The new Mali G1-Ultra GPU offers 20% better performance for games and machine learning inference, 9% less energy per frame, and up to 2x faster ray tracing compared to last year’s Immortalis G925. The 2x faster ray tracing is achieved through hardware support for BVH traversal and a single-ray algorithm. The RTU can be power-gated when not in use. The G1 GPU comes in different branding flavors depending on the number of cores: 10+ cores with ray-tracing is a G1-Ultra, 6-9 cores is a G1-Premium, and 1-5 cores is a G1-Pro.

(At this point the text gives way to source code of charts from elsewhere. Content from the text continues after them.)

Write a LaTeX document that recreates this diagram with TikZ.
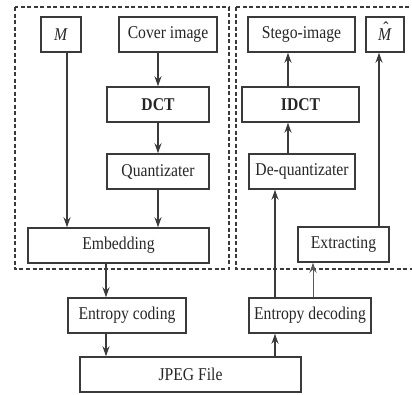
\documentclass[tikz,border=0pt]{standalone}
\usepackage{fontspec}
\setmainfont{Liberation Serif}[FakeStretch=0.87]
\usetikzlibrary{arrows.meta}
\definecolor{ink}{HTML}{3A3A3A}
\definecolor{txt}{HTML}{262626}
\newcommand{\Mhat}{\ooalign{\textit{M}\cr\hidewidth\kern0.12em\raisebox{0.3em}{\char"02C6}\hidewidth\cr}}
\tikzset{
  blk/.style={draw=ink, line width=1.5pt, minimum height=35pt, inner sep=0pt,
    text=txt, font=\fontsize{18pt}{20pt}\selectfont, anchor=center},
  grp/.style={draw=ink, line width=1.3pt, dash pattern=on 4pt off 2.5pt},
  arr/.style={draw=ink, line width=1.3pt, -{Stealth[length=10pt,width=7pt]}},
  thinarr/.style={draw=ink!85, line width=1pt, -{Stealth[length=10pt,width=7pt]}}
}
\begin{document}
\begin{tikzpicture}[x=1pt,y=-1pt]
\useasboundingbox (0,0) rectangle (412,394);
\begin{scope}
\clip (0,0) rectangle (412,394);
% dashed groups: embedding side and extraction side
\draw[grp] (15,7) rectangle (229,269);
\draw[grp] (236,7) rectangle (418,269);
\end{scope}

% embedding side
\node[blk, minimum width=40pt]  (msg)   at (61,34.5)    {\textit{M}};
\node[blk, minimum width=98pt]  (cover) at (168,34.5)   {Cover image};
\node[blk, minimum width=102pt] (dct)   at (158,104.5)  {\textbf{DCT}};
\node[blk, minimum width=102pt] (quant) at (158,171.5)  {Quantizater};
\node[blk, minimum width=181pt] (emb)   at (118.5,245.5){Embedding};

% extraction side
\node[blk, minimum width=107pt] (stego) at (301.5,34.5) {Stego-image};
\node[blk, minimum width=38pt]  (mhat)  at (385,34.5)   {\Mhat};
\node[blk, minimum width=117pt] (idct)  at (300.5,104.5){\textbf{IDCT}};
\node[blk, minimum width=106pt] (deq)   at (302,171.5)  {De-quantizater};
\node[blk, minimum width=91pt]  (ext)   at (343.5,244.5){Extracting};

% entropy stages and file
\node[blk, minimum width=118pt] (enc)   at (127,315.5)  {Entropy coding};
\node[blk, minimum width=122pt] (dec)   at (310,315.5)  {Entropy decoding};
\node[blk, minimum width=221pt] (jpeg)  at (190.5,374.5){JPEG File};

% vertical lanes of the connectors
\coordinate (xm)  at (67,0);
\coordinate (xe)  at (106,0);
\coordinate (xd)  at (275,0);
\coordinate (xi)  at (288,0);
\coordinate (xx)  at (313,0);
\coordinate (xh)  at (379,0);

\draw[arr] (msg.south -| xm) -- (emb.north -| xm);
\draw[arr] (cover.south -| dct.north) -- (dct.north);
\draw[arr] (dct.south) -- (quant.north);
\draw[arr] (quant.south) -- (quant.south |- emb.north);
\draw[arr] (emb.south -| xe) -- (enc.north -| xe);
\draw[arr] (enc.south -| xe) -- (jpeg.north -| xe);
\draw[arr] (jpeg.north -| xd) -- (dec.south -| xd);
\draw[arr] (dec.north -| xd) -- (deq.south -| xd);
\draw[arr] (deq.north -| xi) -- (idct.south -| xi);
\draw[arr] (idct.north -| xi) -- (stego.south -| xi);
\draw[thinarr] (dec.north -| xx) -- (ext.south -| xx);
\draw[arr] (ext.north -| xh) -- (mhat.south -| xh);
\end{tikzpicture}
\end{document}
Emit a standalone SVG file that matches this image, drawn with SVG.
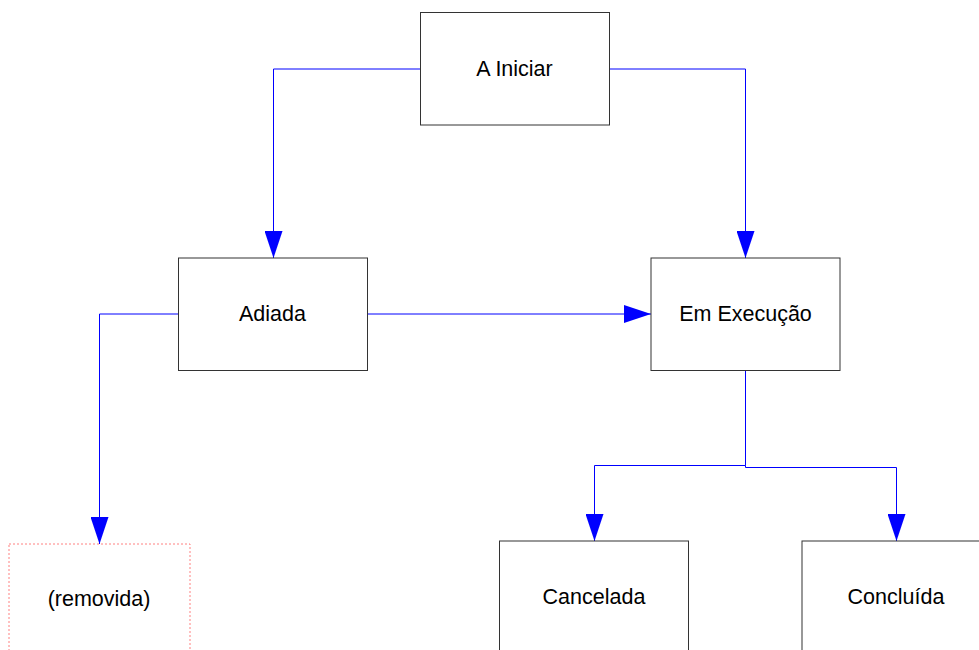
<svg xmlns="http://www.w3.org/2000/svg" width="979" height="650" viewBox="0 0 979 650">
<defs>
<marker id="arr" markerUnits="userSpaceOnUse" markerWidth="27" markerHeight="18" refX="27" refY="9" viewBox="0 0 27 18" orient="auto">
<path d="M0,0 L27,9 L0,18 Z" fill="#0000ff"/>
</marker>
<style>
.box{fill:#fff;stroke:#333;stroke-width:1}
.rem{fill:#fff;stroke:#ff8080;stroke-width:1;stroke-dasharray:2,2}
.lbl{font-family:"Liberation Sans",Arial,sans-serif;font-size:21.5px;fill:#000;text-anchor:middle}
.c{fill:none;stroke:#0000ff;stroke-width:1}
</style>
</defs>
<rect width="979" height="650" fill="#fff"/>
<g id="connectors">
<path class="c" d="M420.5,69 H273.5 V258" marker-end="url(#arr)"/>
<path class="c" d="M609.5,69 H745.5 V258" marker-end="url(#arr)"/>
<path class="c" d="M367.5,314 H651" marker-end="url(#arr)"/>
<path class="c" d="M178.5,314 H99.5 V544" marker-end="url(#arr)"/>
<path class="c" d="M745.5,371 V465.5 H594.5 V541" marker-end="url(#arr)"/>
<path class="c" d="M745.5,465.5 V467.5 H896.5 V541" marker-end="url(#arr)"/>
</g>
<g id="a-iniciar"><rect class="box" x="420.5" y="12.5" width="189" height="112.5"/><text class="lbl" x="514.5" y="76">A Iniciar</text></g>
<g id="adiada"><rect class="box" x="178.5" y="258" width="189" height="112.5"/><text class="lbl" x="272.5" y="321">Adiada</text></g>
<g id="em-execucao"><rect class="box" x="651" y="258" width="189" height="112.5"/><text class="lbl" x="745.5" y="321">Em Execução</text></g>
<g id="removida"><rect class="rem" x="9" y="544" width="181" height="112.5"/><text class="lbl" x="99" y="606">(removida)</text></g>
<g id="cancelada"><rect class="box" x="499.5" y="541" width="189" height="112.5"/><text class="lbl" x="594" y="604">Cancelada</text></g>
<g id="concluida"><rect class="box" x="802" y="541" width="189" height="112.5"/><text class="lbl" x="896" y="604">Concluída</text></g>
</svg>
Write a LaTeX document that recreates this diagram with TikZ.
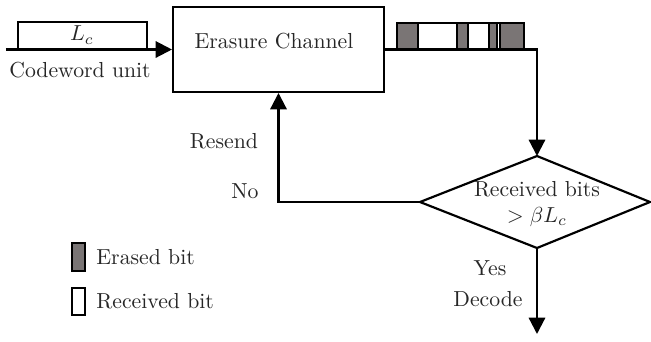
\documentclass[tikz,border=0pt]{standalone}
\usepackage{amsmath,amssymb}
\usepackage{tikz}
\usetikzlibrary{arrows.meta,positioning,calc}

\definecolor{erasegray}{RGB}{122,117,117}

\tikzset{
    line/.style={line width=1pt},
    arr/.style={line width=1pt,-{Triangle[length=7.5pt,width=7.5pt]}},
    erased/.style={line width=1pt,fill=erasegray},
    recvd/.style={line width=1pt,fill=white},
    lbl/.style={text=black!85,inner sep=0pt}
}

\begin{document}
\begin{tikzpicture}[x=0.46pt,y=-0.46pt]
    \useasboundingbox (0,0) rectangle (651,341);

    % Channel block
    \node[draw,line width=1pt,minimum width=97pt,minimum height=39pt,inner sep=0pt] (chan) at (278.5,49.5) {};
    \node[lbl] (chantxt) at (274,41) {Erasure Channel};

    % Codeword unit on the input line
    \coordinate (in) at (6,49.5);
    \draw[line] (18,22) rectangle (147,49.5);
    \node[lbl] (lc) at (82,35) {$L_c$};
    \node[lbl] (cw) at (80,70) {Codeword unit};
    \draw[arr] (in) -- (chan.west);

    % Decision diamond
    \draw[line] (420,202) coordinate (dl) -- (537,156) coordinate (dt)
        -- (650,202) coordinate (dr) -- (537,248) coordinate (db) -- cycle;
    \node[lbl,align=center] (check) at (537,204) {Received bits\\$>\beta L_c$};

    % Output of the channel goes to the check
    \draw[arr] (chan.east) -| (dt);

    % Bits at the channel output
    \draw[erased] (397,23) rectangle (418,49.5);
    \draw[recvd]  (418,23) rectangle (457,49.5);
    \draw[erased] (457,23) rectangle (468,49.5);
    \draw[recvd]  (468,23) rectangle (489,49.5);
    \draw[erased] (489,23) rectangle (497,49.5);
    \draw[recvd]  (497,23) rectangle (500,49.5);
    \draw[erased] (500,23) rectangle (524,49.5);

    % No -> resend
    \draw[arr] (dl) -| (chan.south);
    \node[lbl] (resend) at (224,141) {Resend};
    \node[lbl] (no) at (245,191) {No};

    % Yes -> decode
    \coordinate (out) at (537,334);
    \draw[arr] (db) -- (out);
    \node[lbl] (yes) at (490,268) {Yes};
    \node[lbl] (dec) at (488,299) {Decode};

    % Legend
    \draw[erased] (72,243) rectangle (85,271);
    \node[lbl,anchor=west] (erlg) at (96,257) {Erased bit};
    \draw[recvd] (72,288) rectangle (85,315);
    \node[lbl,anchor=west] (rclg) at (96,301) {Received bit};
\end{tikzpicture}
\end{document}
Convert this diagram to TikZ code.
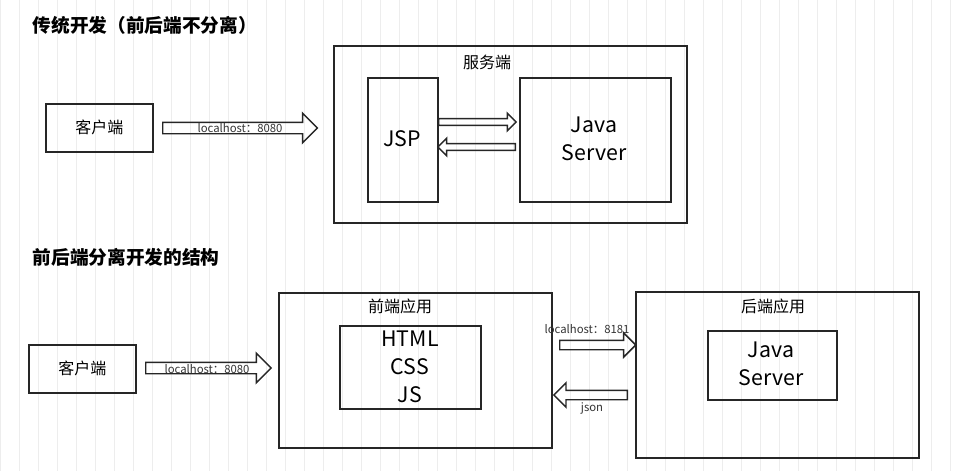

ARM’s Lumex platform aims to speed up time-to-market with complete platform solutions, including designs ready for chip integration and closer collaborations with foundries like TSMC. The company’s internal Lumex Reference FPGA platform hints at a top-end mobile configuration featuring two 4.1GHz C1-Ultra cores paired with six 3.5GHz C1-Pro cores, two SME2 units, a 16MB L3 cache, a 14-core Mali-G1 Ultra, and 16MB of system-level cache, all on 3nm. For near-flagship grade chipsets, ARM suggests swapping the C1-Ultra for the C1-Premium. Mid-tier chipsets could feature a single Ultra or Premium core paired with three Pro cores and four Nano cores.
The company anticipates the MediaTek Dimensity 9500 will be the first flagship SoC to feature ARM’s new C1 CPU cores and the G1-Ultra GPU, with a possibility that next year’s Google Tensor G6 will also adopt the new C1 series.